98. ВОЗНЕСЕНИЕ ИИСУСА.
Если за непосредственно данное принять те видения, какие отдельные сторонники Иисуса имели о его воскресении и посмертных явлениях, а также те сказания, которые сложились по поводу означенных видений, то следует признать естественным и то, что многие ретроспективно стали задавать себе вопрос: когда и как началась новая и высшая жизнь распятого? Естественно и то, что скоро создалось и представление о воскресении Иисуса и выходе его из гроба на третий или иной день после смерти в присутствии явившихся ангелов. Наконец, столь же натурально вопрос о заключительном, конечном моменте этой новой стадии бытия создал и представление о вознесении на небо воскресшего Иисуса на первый или 40-й день после воскресения.
Но рассказ о вознесении Христа мы находим только у двух евангелистов, а рассказ о воскресении - у всех, и этот факт уже показывает, что представление о вознесении было моментом несущественным. Действительно, новая жизнь должна же была начаться для Иисуса когда-нибудь, так как Иисус умер и был погребен, но она не могла и не должна была окончиться, так как она была уже бессмертной, вечной жизнью.

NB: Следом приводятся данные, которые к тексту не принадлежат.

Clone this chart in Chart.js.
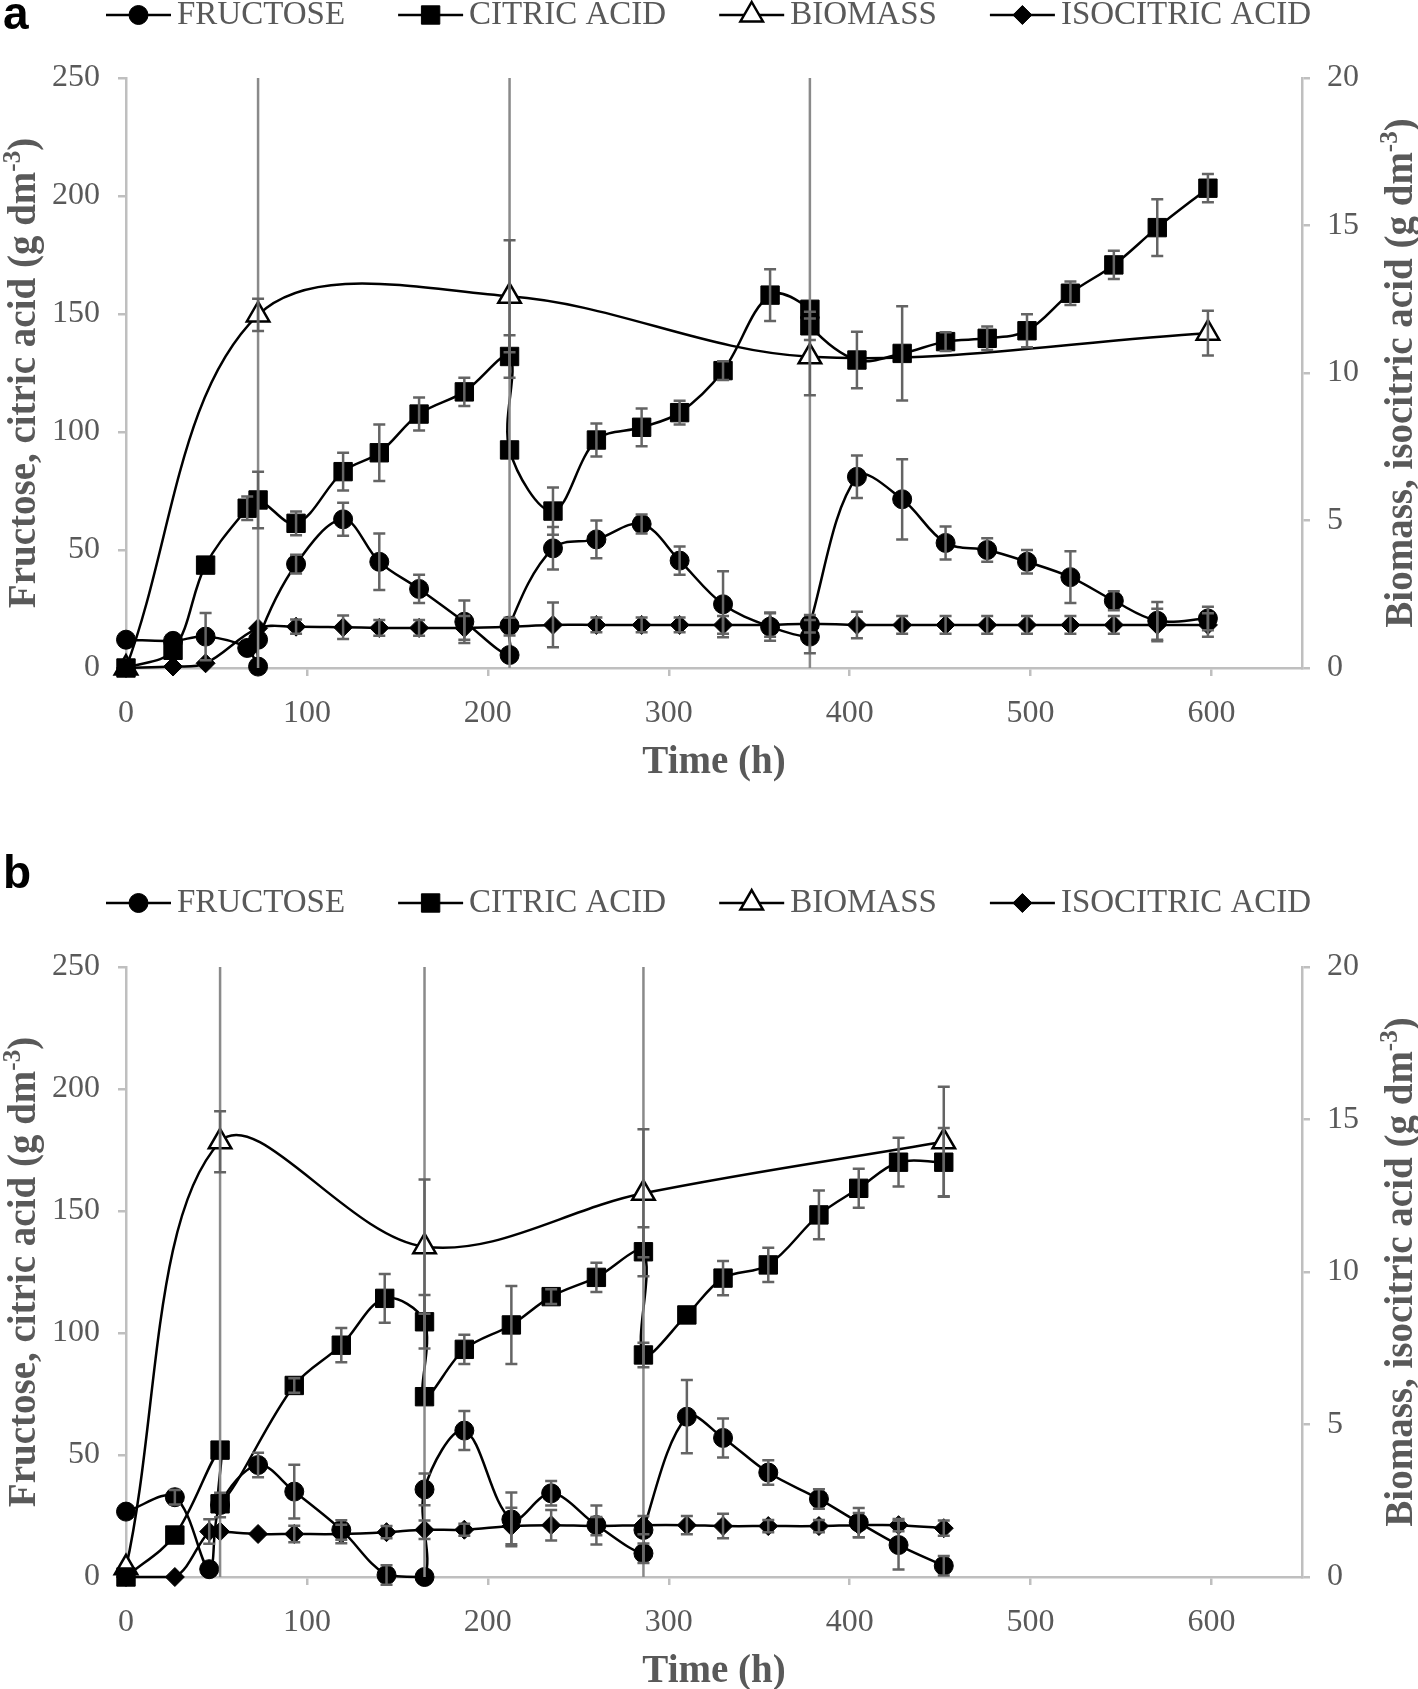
<!DOCTYPE html>
<html>
<head>
<meta charset="utf-8">
<script src="https://cdn.jsdelivr.net/npm/chart.js"></script>
<style>
  html, body { margin: 0; padding: 0; background: #fff; overflow: hidden; }
  #wrap { position: relative; width: 1418px; height: 1689px; overflow: hidden; }
  canvas { position: absolute; left: 0; }
  #chartA { top: 0; }
  #chartB { top: 845px; }
</style>
</head>
<body>
<div id="wrap">
  <canvas id="chartA" width="1418" height="845"></canvas>
  <canvas id="chartB" width="1418" height="900"></canvas>
</div>
<script>
// series names (legend order)
const seriesNames = ["FRUCTOSE", "CITRIC ACID", "BIOMASS", "ISOCITRIC ACID"];
const timeTicks = [0, 100, 200, 300, 400, 500, 600];
const leftTicks = [0, 50, 100, 150, 200, 250];
const rightTicks = [0, 5, 10, 15, 20];

// ---- panel a ----
const aFeeds = [73, 212, 378];
const aFructoseTime = [0, 26, 44, 67, 73, 73, 94, 120, 140, 162, 187, 212, 212, 236, 260, 285, 306, 330, 356, 378, 378, 404, 429, 453, 476, 498, 522, 546, 570, 598];
const aFructose     = [12, 11.5, 13.3, 8.5, 0.6, 12, 44, 63, 45, 33.5, 19.6, 5.5, 18, 50.7, 54.5, 61, 45.5, 27, 17.5, 13.3, 18.5, 81, 71.5, 53, 50, 45, 38.5, 28.5, 20, 21];
const aFructoseErr  = [0, 0, 10, 0, 0, 0, 4, 7, 12, 6, 9, 0, 0, 9, 8, 4, 6, 14, 6, 7, 0, 9, 17, 7, 5, 5, 11, 4, 8, 5];
const aCitricTime = [0, 26, 44, 67, 73, 94, 120, 140, 162, 187, 212, 212, 236, 260, 285, 306, 330, 356, 378, 378, 404, 429, 453, 476, 498, 522, 546, 570, 598];
const aCitric     = [0, 7.5, 43.6, 67.7, 71.2, 61.3, 83.2, 91.2, 107.6, 117, 132, 92.4, 66.5, 96.6, 102, 108.2, 126, 158, 152, 145, 130.5, 133.3, 138.3, 139.7, 142.9, 158.8, 170.8, 186.6, 203.3];
const aCitricErr  = [0, 0, 0, 5, 12, 5, 8, 12, 7, 6, 9, 0, 10, 7, 8, 5, 4, 11, 0, 6, 12, 20, 4, 5, 7, 5, 6, 12, 6];
const aBiomassTime = [0, 73, 212, 378, 598];
const aBiomass     = [0, 11.97, 12.6, 10.55, 11.35];
const aBiomassErr  = [0, 0.55, 1.9, 1.3, 0.76];
const aIsoTime = [0, 26, 44, 73, 94, 120, 140, 162, 187, 212, 236, 260, 285, 306, 330, 356, 378, 404, 429, 453, 476, 498, 522, 546, 570, 598];
const aIso     = [0, 0.05, 0.16, 1.35, 1.4, 1.38, 1.36, 1.36, 1.36, 1.4, 1.46, 1.46, 1.46, 1.46, 1.46, 1.46, 1.5, 1.46, 1.46, 1.46, 1.46, 1.46, 1.46, 1.46, 1.46, 1.46];
const aIsoErr  = [0, 0, 0, 0, 0.24, 0.4, 0.27, 0.27, 0.4, 0.3, 0.76, 0.25, 0.25, 0.25, 0.3, 0.4, 0.3, 0.45, 0.3, 0.3, 0.3, 0.3, 0.3, 0.3, 0.55, 0.4];

// ---- panel b ----
const bFeeds = [52, 165, 286];
const bFructoseTime = [0, 27, 46, 52, 73, 93, 119, 144, 165, 165, 187, 213, 235, 260, 286, 286, 310, 330, 355, 383, 405, 427, 452];
const bFructose     = [26.8, 32.7, 3.2, 29.5, 45.9, 35, 19.3, 0.8, 0, 35.9, 60, 23.6, 34.3, 21.3, 9.7, 19.3, 65.7, 57, 42.8, 32, 22.3, 13.1, 4.6];
const bFructoseErr  = [0, 3, 0, 5, 5, 11, 4, 4, 0, 6.5, 8, 11, 5, 8, 4, 0, 15, 8, 5, 4, 6, 10, 4];
const bCitricTime = [0, 27, 52, 52, 93, 119, 143, 165, 165, 187, 213, 235, 260, 286, 286, 310, 330, 355, 383, 405, 427, 452];
const bCitric     = [0, 17.2, 52, 30, 78.5, 95, 114.2, 104.6, 73.9, 93.3, 103.3, 114.9, 122.8, 133.3, 91, 107.4, 122.5, 127.9, 148.4, 159.3, 170, 170];
const bCitricErr  = [0, 0, 0, 0, 3, 7, 10, 11, 0, 6, 16, 3, 6, 10, 5, 0, 7, 7, 10, 8, 10, 14];
const bBiomassTime = [0, 52, 165, 286, 452];
const bBiomass     = [0.3, 14.27, 10.83, 12.58, 14.27];
const bBiomassErr  = [0, 1.0, 2.2, 2.1, 1.8];
const bIsoTime = [0, 27, 46, 52, 73, 93, 119, 144, 165, 187, 213, 235, 260, 286, 310, 330, 355, 383, 405, 427, 452];
const bIso     = [0, 0, 1.49, 1.49, 1.41, 1.41, 1.41, 1.47, 1.55, 1.55, 1.67, 1.7, 1.67, 1.7, 1.7, 1.67, 1.67, 1.67, 1.7, 1.7, 1.6];
const bIsoErr  = [0, 0, 0.4, 0, 0, 0.27, 0.3, 0.2, 0.3, 0.2, 0.6, 0.5, 0.3, 0.3, 0.3, 0.4, 0.2, 0.2, 0.4, 0.2, 0.25];

const GREY = "#595959";
const AXIS = "#bfbfbf";
const SERIF = "'Liberation Serif', 'Times New Roman', serif";

const markers = [
  { style: "circle",   radius: 9.5, fill: "#000", border: 1 },
  { style: "rect",     radius: 13,  fill: "#000", border: 1 },
  { style: "triangle", radius: 13,  fill: "#fff", border: 2.5 },
  { style: "rectRot",  radius: 9.5, fill: "#000", border: 1 }
];

function pts(t, v) {
  return t.map((x, i) => ({ x: x, y: v[i] }));
}

function makeDataset(k, t, v, err) {
  const m = markers[k];
  return {
    label: seriesNames[k],
    data: pts(t, v),
    errors: err,
    yAxisID: k >= 2 ? "y2" : "y",
    borderColor: "#000",
    borderWidth: 2.5,
    tension: 0.35,
    pointStyle: m.style,
    pointRadius: m.radius,
    pointHoverRadius: m.radius,
    pointBackgroundColor: m.fill,
    pointBorderColor: "#000",
    pointBorderWidth: m.border,
    clip: false
  };
}

// small marker for the legend
function drawMarker(ctx, m, x, y) {
  ctx.save();
  ctx.fillStyle = m.fill;
  ctx.strokeStyle = "#000";
  ctx.lineWidth = m.border;
  ctx.beginPath();
  const r = m.radius;
  if (m.style === "circle") {
    ctx.arc(x, y, r, 0, Math.PI * 2);
  } else if (m.style === "rect") {
    const s = r * Math.SQRT1_2;
    ctx.rect(x - s, y - s, 2 * s, 2 * s);
  } else if (m.style === "triangle") {
    for (let i = 0; i < 3; i++) {
      const a = i * 2 * Math.PI / 3;
      ctx[i ? "lineTo" : "moveTo"](x + Math.sin(a) * r, y - Math.cos(a) * r);
    }
    ctx.closePath();
  } else {
    ctx.moveTo(x, y - r); ctx.lineTo(x + r, y); ctx.lineTo(x, y + r); ctx.lineTo(x - r, y);
    ctx.closePath();
  }
  ctx.fill();
  ctx.stroke();
  ctx.restore();
}

// rotated axis title reading bottom-to-top, with superscript
function vTitle(ctx, cx, cy, main, sup, tail) {
  const big = "bold 39px " + SERIF, small = "bold 25px " + SERIF;
  ctx.save();
  ctx.translate(cx, cy);
  ctx.rotate(-Math.PI / 2);
  ctx.font = big;
  const w1 = ctx.measureText(main).width, w3 = ctx.measureText(tail).width;
  ctx.font = small;
  const w2 = ctx.measureText(sup).width;
  let x = -(w1 + w2 + w3) / 2;
  const base = 13;
  ctx.fillStyle = GREY;
  ctx.textAlign = "left";
  ctx.textBaseline = "alphabetic";
  ctx.font = big;   ctx.fillText(main, x, base); x += w1;
  ctx.font = small; ctx.fillText(sup, x, base - 15); x += w2;
  ctx.font = big;   ctx.fillText(tail, x, base);
  ctx.restore();
}

const decor = {
  id: "decor",
  afterDatasetsDraw(chart, args, opts) {
    const ctx = chart.ctx;
    const xs = chart.scales.x;
    const area = chart.chartArea;
    ctx.save();
    // vertical lines at the feeding times
    ctx.strokeStyle = "#8a8a8a";
    ctx.lineWidth = 2.5;
    opts.feeds.forEach(t => {
      const px = xs.getPixelForValue(t);
      ctx.beginPath();
      ctx.moveTo(px, area.top);
      ctx.lineTo(px, area.bottom);
      ctx.stroke();
    });
    // error bars
    ctx.strokeStyle = "#646464";
    chart.data.datasets.forEach(ds => {
      const ys = chart.scales[ds.yAxisID];
      ds.data.forEach((p, j) => {
        const e = ds.errors[j];
        if (!e) return;
        const px = xs.getPixelForValue(p.x);
        const y1 = ys.getPixelForValue(p.y + e);
        const y2 = ys.getPixelForValue(p.y - e);
        ctx.beginPath();
        ctx.moveTo(px, y1); ctx.lineTo(px, y2);
        ctx.moveTo(px - 6, y1); ctx.lineTo(px + 6, y1);
        ctx.moveTo(px - 6, y2); ctx.lineTo(px + 6, y2);
        ctx.stroke();
      });
    });
    ctx.restore();
  },
  afterDraw(chart, args, opts) {
    const ctx = chart.ctx;
    const area = chart.chartArea;
    ctx.save();
    // panel letter
    ctx.fillStyle = "#000";
    ctx.font = "bold 46px 'Liberation Sans', Arial, sans-serif";
    ctx.textBaseline = "alphabetic";
    ctx.fillText(opts.letter, 3, opts.letterY);
    // legend
    ctx.font = "33px " + SERIF;
    ctx.textBaseline = "middle";
    ctx.textAlign = "left";
    let x = 106;
    const y = opts.legendY;
    chart.data.datasets.forEach((ds, k) => {
      ctx.strokeStyle = "#000";
      ctx.lineWidth = 2.5;
      ctx.beginPath();
      ctx.moveTo(x, y);
      ctx.lineTo(x + 65, y);
      ctx.stroke();
      drawMarker(ctx, markers[k], x + 32.5, y);
      ctx.fillStyle = GREY;
      ctx.fillText(ds.label, x + 71, y);
      x += 71 + ctx.measureText(ds.label).width + 53;
    });
    ctx.restore();
    // axis titles
    const cy = (area.top + area.bottom) / 2;
    vTitle(ctx, 22, cy, "Fructose, citric acid (g dm", "-3", ")");
    vTitle(ctx, 1399, cy, "Biomass, isocitric acid (g dm", "-3", ")");
  }
};

function makePanel(id, sets, feeds, pad, letter, letterY, legendY) {
  const tickFont = { family: SERIF, size: 32 };
  const grid = { drawOnChartArea: false, drawTicks: true, tickLength: 8, color: AXIS, lineWidth: 2.5 };
  const border = { color: AXIS, width: 2.5 };
  return new Chart(document.getElementById(id), {
    type: "line",
    data: { datasets: sets },
    options: {
      responsive: false,
      animation: false,
      events: [],
      layout: { padding: pad },
      plugins: {
        legend: { display: false },
        tooltip: { enabled: false },
        decor: { feeds: feeds, letter: letter, letterY: letterY, legendY: legendY }
      },
      scales: {
        x: {
          type: "linear",
          min: timeTicks[0],
          max: 650,
          grid: grid,
          border: border,
          ticks: { stepSize: timeTicks[1] - timeTicks[0], includeBounds: false, autoSkip: false, maxRotation: 0, color: GREY, font: tickFont, padding: 18 },
          title: { display: true, text: "Time (h)", color: GREY, font: { family: SERIF, size: 39, weight: "bold" }, padding: 0 },
          afterFit: s => { s.height = 118; }
        },
        y: {
          position: "left",
          min: leftTicks[0],
          max: leftTicks[leftTicks.length - 1],
          grid: grid,
          border: border,
          ticks: { stepSize: leftTicks[1] - leftTicks[0], color: GREY, font: tickFont, padding: 18 },
          afterFit: s => { s.width = 126; }
        },
        y2: {
          position: "right",
          min: rightTicks[0],
          max: rightTicks[rightTicks.length - 1],
          grid: grid,
          border: border,
          ticks: { stepSize: rightTicks[1] - rightTicks[0], color: GREY, font: tickFont, padding: 17 },
          afterFit: s => { s.width = 116; }
        }
      }
    },
    plugins: [decor]
  });
}

makePanel("chartA", [
  makeDataset(0, aFructoseTime, aFructose, aFructoseErr),
  makeDataset(1, aCitricTime, aCitric, aCitricErr),
  makeDataset(2, aBiomassTime, aBiomass, aBiomassErr),
  makeDataset(3, aIsoTime, aIso, aIsoErr)
], aFeeds, { top: 78, bottom: 59, left: 0, right: 0 }, "a", 29, 15);

makePanel("chartB", [
  makeDataset(0, bFructoseTime, bFructose, bFructoseErr),
  makeDataset(1, bCitricTime, bCitric, bCitricErr),
  makeDataset(2, bBiomassTime, bBiomass, bBiomassErr),
  makeDataset(3, bIsoTime, bIso, bIsoErr)
], bFeeds, { top: 122, bottom: 50, left: 0, right: 0 }, "b", 43, 58);
</script>
</body>
</html>
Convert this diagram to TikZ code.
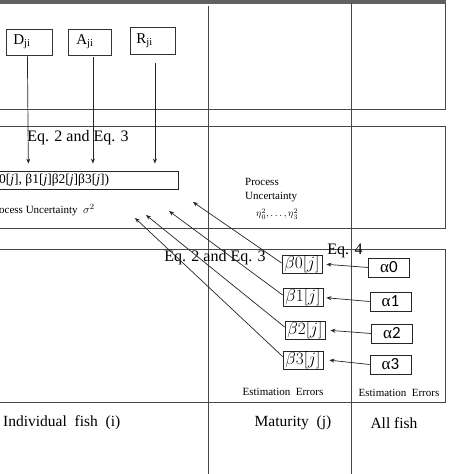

Та жизнь, которая наступила для Иисуса после его воскресения, могла окончиться лишь тогда, когда она была переходным состоянием, но так на нее и смотрели первые христиане, среди которых создалось сказание о вознесении на небо Иисуса.
Воскресшему Мессии надлежало прийти вторично в конце настоящего мирового периода; прийти он должен был с небес; но на небо Мессия-Иисус, по мнению древнейших христиан, взошел не в 40-й день после воскресения, а уже в момент воскресения. Во всяком случае, Павлу он явился не перед вознесением своим на небо в 40-й день после воскресения, а значительно позднее; стало быть, явился он тогда уже с небес, хотя апостол приравнивает это явление Иисуса к тем его явлениям, которых удостоились другие ученики его в течение указанных 40 дней, и, стало быть, апостол полагает, что и в этих случаях Иисус являлся с неба.